Secrets to a Flawless Market Analysis
Following the recipe is one thing, but a true master knows the little secrets that elevate a dish from good to great. Here are some of the most important lessons Alex taught me—some of which I had to learn the hard way.
- The Mistake I Kept Making: Analysis Paralysis. Early on, I’d spend weeks trying to find every single piece of data on a company. I thought if I just read one more report, the decision would become “risk-free.” That’s like trying to count every grain of salt before seasoning a steak. You’ll never cook. Alex taught me that successful analysis is about making a high-probability decision with incomplete information. Your goal is to be directionally right, not perfectly precise.
- Actively Fight Confirmation Bias. Your brain is wired to look for information that confirms what you already believe. If you think a stock is a great buy, you’ll naturally gravitate toward positive news about it. To counter this, you must play devil’s advocate. Before you buy, spend 30 minutes actively searching for the “bear case”—the reasons why you might be wrong. This is the single most effective trick for improving your decision-making.
- Match Your “Cuisine” to Your Strategy. The analysis for a long-term, “buy-and-hold” investment (a slow-cooked stew) is very different from a short-term trade (a quick stir-fry). For the stew, you’ll focus almost entirely on the fundamentals in Step 4. For the stir-fry, the technical timing in Step 5 becomes much more critical. Using the wrong type of analysis for your timeframe is a recipe for disaster.
- Your Journal is Your Best Teacher. After you make a trade or investment, your work isn’t done. Document why you made the decision. What was your thesis? What was your target price and your stop-loss? Then, whether you win or lose, go back and review. What did you get right? What did you miss? Reviewing your own “cooking” is the fastest path to becoming a better “chef.”
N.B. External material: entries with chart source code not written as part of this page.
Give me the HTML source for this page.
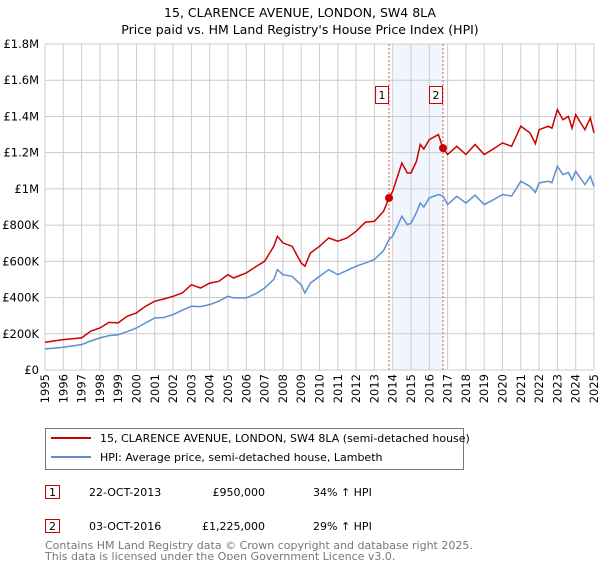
<!DOCTYPE html>
<html><head><meta charset="utf-8"><style>
body{margin:0;background:#fff;font-family:"Liberation Sans","DejaVu Sans",sans-serif;}
svg text{font-family:"DejaVu Sans","Liberation Sans",sans-serif;}
</style></head><body>
<svg id="chart" width="600" height="560" xmlns="http://www.w3.org/2000/svg">
<text x="300" y="17" text-anchor="middle" font-size="12.5">15, CLARENCE AVENUE, LONDON, SW4 8LA</text>
<text x="300" y="34" text-anchor="middle" font-size="12.5">Price paid vs. HM Land Registry's House Price Index (HPI)</text>
<g id="grid"></g>
<g id="marks"></g>
<g id="axes"></g>
<g>
<rect x="45.5" y="428.5" width="418" height="41" fill="#fff" stroke="#777"/>
<line x1="51" y1="438" x2="91" y2="438" stroke="#cc0000" stroke-width="2"/>
<text x="100" y="442" font-size="11">15, CLARENCE AVENUE, LONDON, SW4 8LA (semi-detached house)</text>
<line x1="51" y1="457" x2="91" y2="457" stroke="#5b8fd0" stroke-width="2"/>
<text x="100" y="461" font-size="11">HPI: Average price, semi-detached house, Lambeth</text>
</g>
<g font-size="11">
<rect x="45.5" y="485.5" width="14" height="13" fill="#fff" stroke="#cc0000"/>
<text x="52.5" y="496" text-anchor="middle">1</text>
<text x="89" y="496">22-OCT-2013</text><text x="265" y="496" text-anchor="end">£950,000</text><text x="313" y="496">34% ↑ HPI</text>
<rect x="45.5" y="519.5" width="14" height="13" fill="#fff" stroke="#cc0000"/>
<text x="52.5" y="530" text-anchor="middle">2</text>
<text x="89" y="530">03-OCT-2016</text><text x="265" y="530" text-anchor="end">£1,225,000</text><text x="313" y="530">29% ↑ HPI</text>
</g>
<text x="45" y="549" font-size="11" fill="#777">Contains HM Land Registry data © Crown copyright and database right 2025.</text>
<text x="45" y="560" font-size="11" fill="#777">This data is licensed under the Open Government Licence v3.0.</text>
</svg>
<script>
const years=[1995,1996,1997,1997.5,1998,1998.5,1999,1999.5,2000,2000.5,2001,2001.5,2002,2002.5,2003,2003.5,2004,2004.5,2005,2005.3,2006,2006.5,2007,2007.5,2007.7,2008,2008.5,2009,2009.2,2009.5,2010,2010.5,2011,2011.5,2012,2012.5,2013,2013.5,2013.8,2014,2014.5,2014.8,2015,2015.3,2015.5,2015.7,2016,2016.5,2016.75,2017,2017.5,2018,2018.5,2019,2019.5,2020,2020.5,2021,2021.5,2021.8,2022,2022.5,2022.7,2023,2023.3,2023.6,2023.8,2024,2024.5,2024.8,2025];
const priceSeries=[153,168,177,214,232,263,260,297,315,352,380,392,407,425,471,453,480,490,527,508,536,569,600,683,738,702,683,591,573,646,683,729,711,729,766,816,821,877,950,987,1143,1088,1088,1153,1245,1220,1272,1300,1225,1190,1235,1190,1245,1190,1220,1254,1235,1346,1309,1250,1327,1346,1335,1437,1382,1400,1335,1410,1327,1392,1309];
const hpiSeries=[116,126,140,160,177,190,195,212,232,260,287,290,306,330,352,350,361,380,407,398,398,420,453,500,554,527,517,470,425,480,517,554,527,550,573,590,610,660,720,739,849,803,810,870,922,900,950,969,960,913,959,922,965,913,940,969,960,1042,1014,980,1033,1042,1035,1125,1079,1090,1050,1097,1024,1070,1014];
const yTicks=[0,200,400,600,800,1000,1200,1400,1600,1800];
const yTickLabels=["£0","£200K","£400K","£600K","£800K","£1M","£1.2M","£1.4M","£1.6M","£1.8M"];
const xTicks=[1995,1996,1997,1998,1999,2000,2001,2002,2003,2004,2005,2006,2007,2008,2009,2010,2011,2012,2013,2014,2015,2016,2017,2018,2019,2020,2021,2022,2023,2024,2025];
const sales=[[2013.8,950,"1"],[2016.75,1225,"2"]];
const band=[2014.05,2016.75];
const L=45,R=594,T=44,B=370;
const X=y=>L+(y-1995)/30*(R-L);
const Y=v=>B-v/1800*(B-T);
const NS="http://www.w3.org/2000/svg";
function mk(p,t,a){const e=document.createElementNS(NS,t);for(const k in a)e.setAttribute(k,a[k]);p.appendChild(e);return e;}
const grid=document.getElementById('grid'),marks=document.getElementById('marks'),axes=document.getElementById('axes');
mk(grid,'rect',{x:L,y:T,width:R-L,height:B-T,fill:'#fff'});
const bd=mk(grid,'rect',{x:X(band[0]),y:T,width:X(band[1])-X(band[0]),height:B-T,fill:'#eef3fc',opacity:0.8});


xTicks.forEach(t=>{mk(grid,'line',{x1:X(t),y1:T,x2:X(t),y2:B,stroke:'#ccc','stroke-width':1});
const tx=mk(axes,'text',{x:0,y:0,transform:`translate(${X(t)+4},${B+4}) rotate(-90)`,'text-anchor':'end','font-size':11.5});tx.textContent=t;

});
yTicks.forEach((t,i)=>{mk(grid,'line',{x1:L,y1:Y(t),x2:R,y2:Y(t),stroke:'#ccc','stroke-width':1});
const tx=mk(axes,'text',{x:L-6,y:Y(t)+4,'text-anchor':'end','font-size':11.5});tx.textContent=yTickLabels[i];

});
sales.forEach(s=>{mk(marks,'line',{x1:X(s[0]),y1:T,x2:X(s[0]),y2:B,stroke:'#e05050','stroke-dasharray':'2,2','stroke-width':1});});
const pts=a=>a.map((v,i)=>X(years[i]).toFixed(1)+','+Y(v).toFixed(1)).join(' ');
const hl=mk(marks,'polyline',{points:pts(hpiSeries),fill:'none',stroke:'#5b8fd0','stroke-width':1.5});


const pl=mk(marks,'polyline',{points:pts(priceSeries),fill:'none',stroke:'#cc0000','stroke-width':1.5});


sales.forEach(s=>{const c=mk(marks,'circle',{cx:X(s[0]),cy:Y(s[1]),r:4,fill:'#cc0000'});


const bx=mk(marks,'rect',{x:X(s[0])-13.5,y:86.5,width:13,height:17,fill:'#fff',stroke:'#cc0000'});


const t=mk(marks,'text',{x:X(s[0])-7,y:99,'text-anchor':'middle','font-size':11});t.textContent=s[2];});
</script>
</body></html>
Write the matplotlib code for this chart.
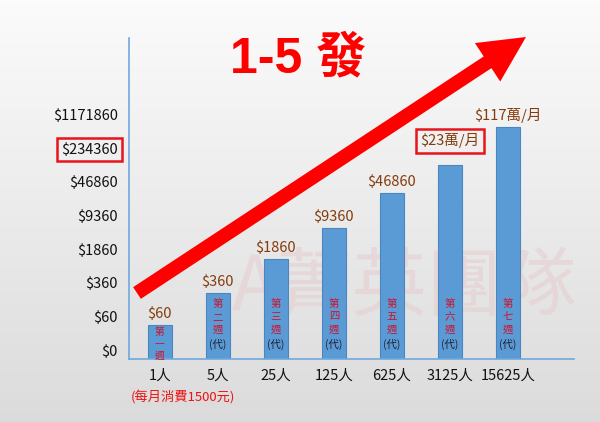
import numpy as np
import matplotlib
matplotlib.use("Agg")
import matplotlib.pyplot as plt
from matplotlib.patches import FancyArrow

plt.rcParams['font.family'] = ['Noto Sans CJK TC', 'DejaVu Sans']

# ---- data ----
people = ["1人", "5人", "25人", "125人", "625人", "3125人", "15625人"]
bar_height = [1.0, 1.96, 2.98, 3.9, 4.94, 5.77, 6.9]
bar_labels = ["$60", "$360", "$1860", "$9360", "$46860", "$23萬/月", "$117萬/月"]
week_labels = ["第一週", "第二週", "第三週", "第四週", "第五週", "第六週", "第七週"]
y_labels = ["$0", "$60", "$360", "$1860", "$9360", "$46860", "$234360", "$1171860"]

BLUE = "#5B9BD5"
AXIS = "#6FA8DC"
BROWN = "#843C0C"
WEEK_RED = "#D0102A"

fig = plt.figure(figsize=(6, 4.22), dpi=100)

# background gradient
bg = fig.add_axes([0, 0, 1, 1], zorder=-10)
grad = np.linspace(0.985, 0.86, 256).reshape(-1, 1)
bg.imshow(np.dstack([grad, grad, grad]), aspect="auto", extent=[0, 1, 0, 1])
bg.axis("off")

ax = fig.add_axes([0.215, 0.149, 0.742, 0.761])
ax.set_facecolor("none")
x = np.arange(len(people))
ax.bar(x, bar_height, width=0.42, color=BLUE, edgecolor="#4A86C0",
       linewidth=0.8, zorder=2)
ax.set_xlim(-0.53, 7.14)
ax.set_ylim(0, 9.55)

for s in ["top", "right"]:
    ax.spines[s].set_visible(False)
for s in ["left", "bottom"]:
    ax.spines[s].set_color(AXIS)
    ax.spines[s].set_linewidth(1.2)

ax.set_xticks(x)
ax.set_xticklabels(people, fontsize=10.5, color="#111111")
ax.tick_params(axis="x", length=0, pad=7)
ax.set_yticks(np.arange(len(y_labels)) + 0.27)
ax.set_yticklabels(y_labels, fontsize=10.5, color="#111111")
ax.tick_params(axis="y", length=0, pad=8)
ax.get_yticklabels()[6].set_bbox(dict(boxstyle="square,pad=0.3", fc="none",
                                      ec="#E8141A", lw=1.8))

# value labels above bars
for i, (h, lab) in enumerate(zip(bar_height, bar_labels)):
    off = 12 if i == 5 else 3
    kw = {}
    if i == 5:
        kw["bbox"] = dict(boxstyle="square,pad=0.3", fc="none", ec="#E8141A", lw=1.8)
    ax.annotate(lab, (i, h), xytext=(0, off), textcoords="offset points",
                ha="center", va="bottom", fontsize=10.5, color=BROWN, zorder=5, **kw)

# vertical week text inside bars (one text per bar, stacked characters)
for i, w in enumerate(week_labels):
    stacked = "\n".join(w)
    if i == 0:
        ax.text(i, 0.97, stacked, ha="center", va="top", fontsize=7,
                linespacing=1.25, color=WEEK_RED, zorder=4)
    else:
        ax.text(i, 1.8, stacked, ha="center", va="top", fontsize=7.5,
                linespacing=1.4, color=WEEK_RED, zorder=4)
        ax.text(i, 0.6, "(代)", ha="center", va="top", fontsize=7.5,
                color="#1E1E2E", zorder=4)

# watermark behind bars
ax.text(0.675, 0.318, "A菁英團隊", transform=fig.transFigure, ha="center",
        va="center", fontsize=54, color="#E6CFCF", alpha=0.6, zorder=0.5)

# note under first category
fig.text(183 / 600, 1 - 397 / 422, "(每月消費1500元)", ha="center", va="center",
         fontsize=9.5, color="#F01010")

# big red arrow (figure inches)
tail = (1.37, (422 - 293) / 100)
tip = (5.26, (422 - 37) / 100)
arrow = FancyArrow(tail[0], tail[1], tip[0] - tail[0], tip[1] - tail[1],
                   width=0.14, head_width=0.46, head_length=0.46,
                   length_includes_head=True, color="#FF0000", lw=0,
                   transform=fig.dpi_scale_trans, zorder=10)
fig.add_artist(arrow)

fig.text(298 / 600, 1 - 59 / 422, "1-5 發", ha="center", va="center",
         fontsize=36, fontweight="bold", color="#FF0000",
         family=["Liberation Sans", "Noto Sans CJK TC"])

fig.savefig("out.png", dpi=100)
Frequently Asked Questions
What is the most common mistake beginners make in market analysis?
The most common mistake is starting at Step 5 (the charts) without doing the fundamental work in Steps 1-4. This is like trying to plate a beautiful dish without knowing if the ingredients are fresh or rotten. A compelling chart for a fundamentally weak company is a classic value trap.
How much time should I dedicate to analysis each week?
It depends on your strategy, but consistency is more important than volume. A great starting point is to dedicate 2-3 hours every weekend to run through this 5-step process on one or two potential investment ideas. This builds the habit and your analytical “muscle memory” over time.
Can I really trust company financial reports?
For publicly traded US companies, the reports filed with the SEC (10-Ks and 10-Qs) are legally mandated and audited. While fraud can occur, it’s rare. These documents are the most reliable source of information you can find. Learn to skim them for the key data points mentioned in Step 4.
How do I handle my emotions when the market is volatile?
Your best defense against emotion is a solid, well-researched process. If you’ve done the work and documented your thesis in your journal, you can rely on your logic instead of your fear or greed. When the market gets choppy, go back to your recipe. Does your analysis still hold true? If yes, stick to the plan. If no, it’s time to adjust.